Isomorphism: Two such representations are isomorphic if and only if their sequences of subgroups are conjugate up to a permutation of the orbit indices (Theorem 3.13).
Algebra Objects: They prove all irreducible NIM-reps are admissible. The associated algebra objects are sums of group elements in the stabilizer subgroups plus specific multiples of non-invertible elements determined by the self-loop multiplicities (Proposition 3.19).

B. Galindo-Lentner-Möller Generalization ( $GLM(\Gamma, \delta)$ )

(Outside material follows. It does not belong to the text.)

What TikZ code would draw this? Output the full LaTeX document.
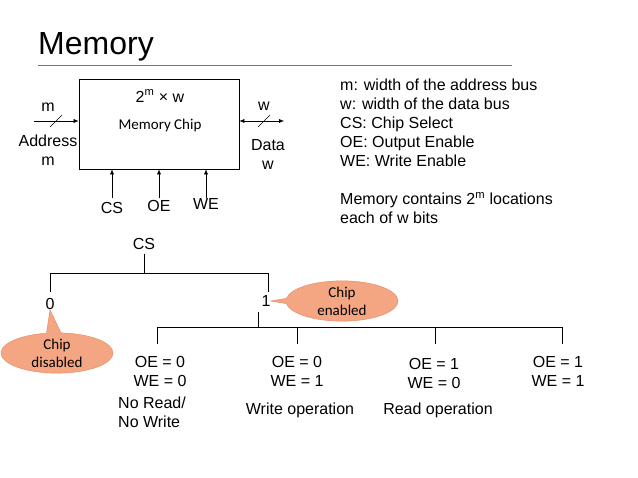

Orbit Count Constraint: An irreducible NIM-rep has at most two $\Gamma$ -orbits (Theorem 4.7).
Single Orbit Case (Theorem 4.12):
- Parametrized by a subgroup $H \subset \Gamma$ such that $\sqrt{|2\Gamma|}$ divides $|H \cap 2\Gamma|$ .
- Requires a choice of a permutation $\tau_0$ on the $2\Gamma$ -orbits satisfying specific commutation and order relations with the group action (Proposition 4.10).
Two Orbit Case (Theorem 4.23):
- Parametrized by a pair of subgroups $(H_1, H_2)$ and a permutation $\tau_0$ acting on the union of $2\Gamma$ -orbits.
- Constraints:
  1. Either $\delta \in H_1 \cap H_2$ or $\delta \notin H_1 \cup H_2$ .
  2. The number of $2\Gamma$ -orbits in each $\Gamma$ -orbit must be equal.
  3. A square-integrality condition involving the sizes of intersections with $2\Gamma$ .
- The permutation $\tau_0$ must have no fixed points and its cycle structure depends on whether $\delta$ is in the intersection of the stabilizers (order 2 cycles) or outside the union (order 4 cycles).
Algebra Objects:
- Single Orbit: The algebra object includes a sum over the subgroup $H$ and a sum over non-invertible elements $X_g$ where the permutation $\sigma_g$ maps the orbit back to itself via $\tau_0^{-1}$ .
- Two Orbits: The algebra objects are purely group-like (sums over $H_1$ and $H_2$ ) because the non-invertible elements do not fix any orbits (Proposition 4.30).

4. Significance

Structural Insight: The results highlight a deep connection between the grading of a fusion category (e.g., $\mathbb{Z}_p$ or $\mathbb{Z}_2$ ) and the number of orbits permitted in an irreducible NIM-rep. Specifically, the number of orbits is constrained by the order of the grading group.
Classification of Module Categories: Since algebra objects classify module categories, this work provides the first step toward a complete classification of module categories over these generalized fusion categories.
Physical Applications: The classification of NIM-reps is equivalent to solving Cardy's equation in boundary rational conformal field theory. These results provide the necessary data to construct boundary conditions for TQFTs and CFTs associated with these generalized fusion rules.
Methodological Tool: The introduction of the NIM-orbit graph offers a robust combinatorial framework for studying fusion rings with non-trivial invertible components, potentially applicable to other near-group or graded fusion categories.

In summary, the paper successfully extends the known classification of Tambara-Yamagami NIM-reps to two broader families, providing explicit parametrizations, isomorphism criteria, and the corresponding algebraic structures, thereby bridging abstract category theory with concrete models in mathematical physics.